Is dreaming of a water-covered planet a premonition of natural disaster?

No. Dreams speak in personal symbols, not weather forecasts. The “disaster” is emotional: an area of life feels globally overwhelming. Treat it as an urgent memo from psyche, not a prophecy from meteorology.

Why can I breathe underwater in some versions?

Breathing freely signals that your deeper mind already possesses adaptive wisdom. The dream demonstrates potential; waking life asks you to trust creative solutions, support networks, or spiritual resources you’ve underestimated.

How is this different from a regular flood dream?

A flood is local—one house, one town.

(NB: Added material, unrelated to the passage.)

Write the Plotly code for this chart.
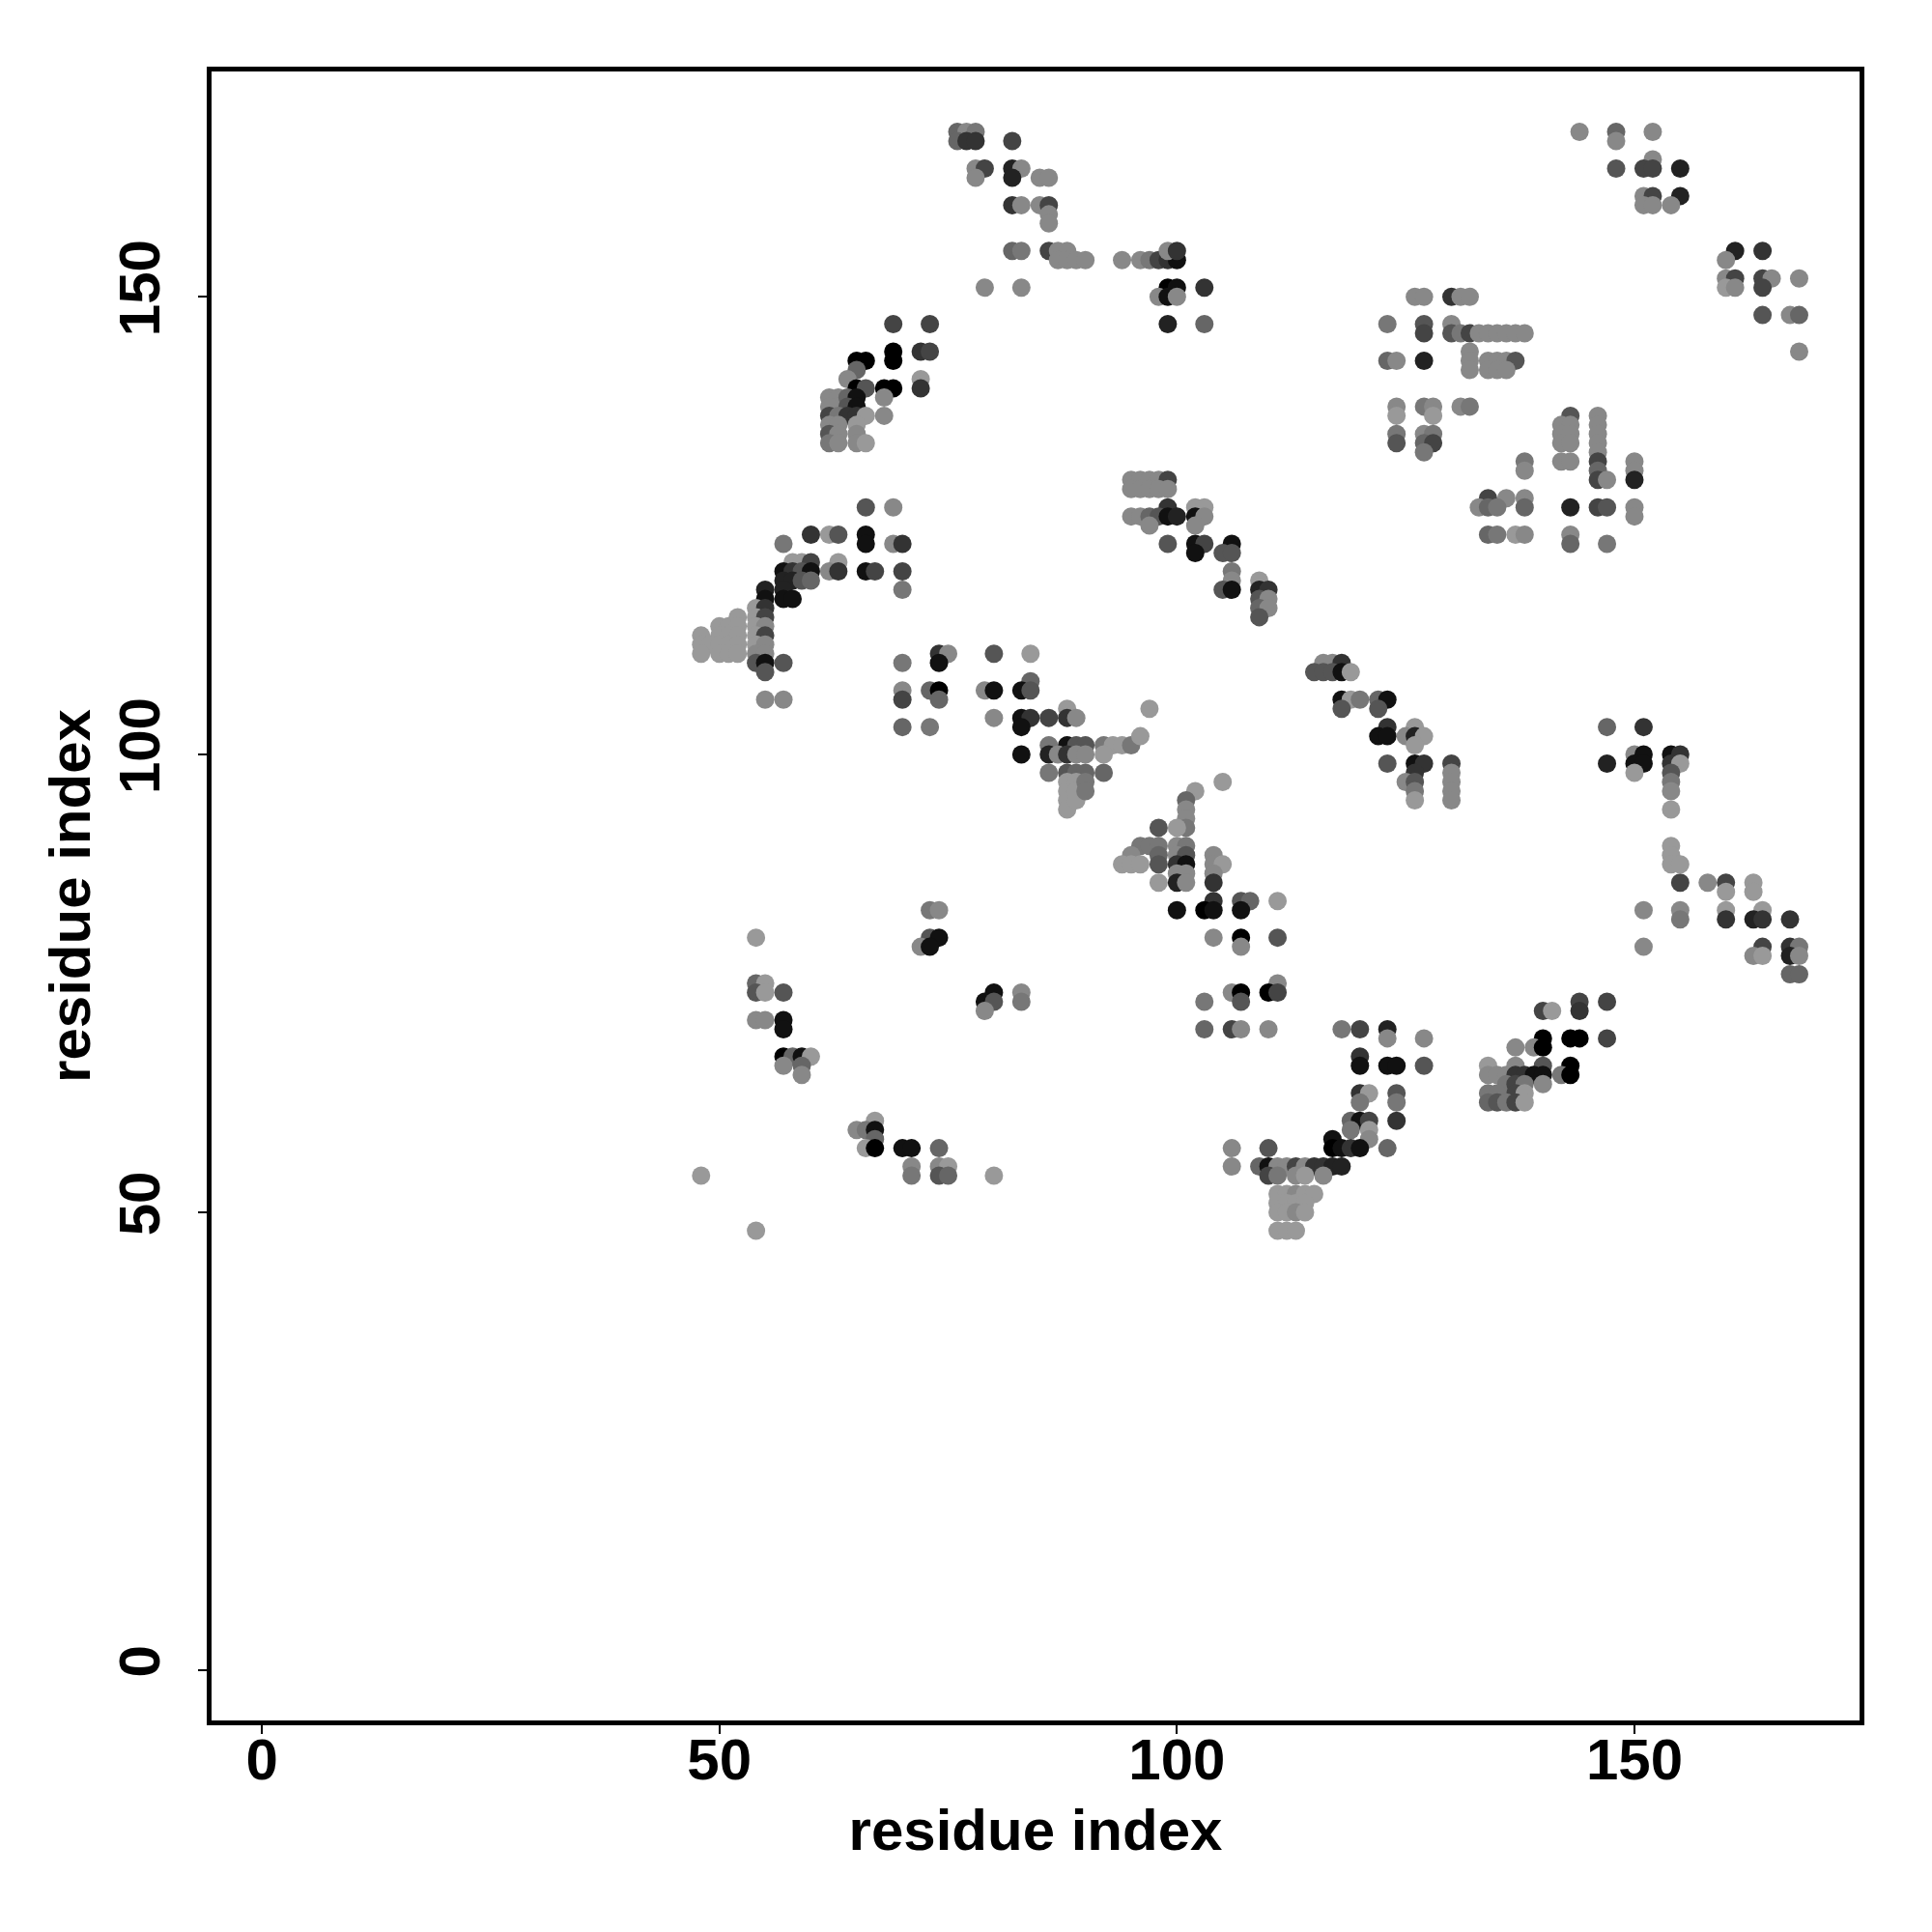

A planet covered in water is systemic: every subsystem (relationship, career, body, beliefs) is implicated. Scale equals severity of felt overwhelm, but also scale of potential transformation—global change is possible.

Summary

When your night sky opens on a planet drowned by its own feelings, you are receiving the ultimate climate report from within: oceans rise when continents of denial can no longer hold. Answer by becoming the sailor you were always meant to be—half salt, half starlight—navigating the beautiful, terrifying waters of your whole self.

From the 1901 Archives

"To dream of a planet, foretells an uncomfortable journey and depressing work."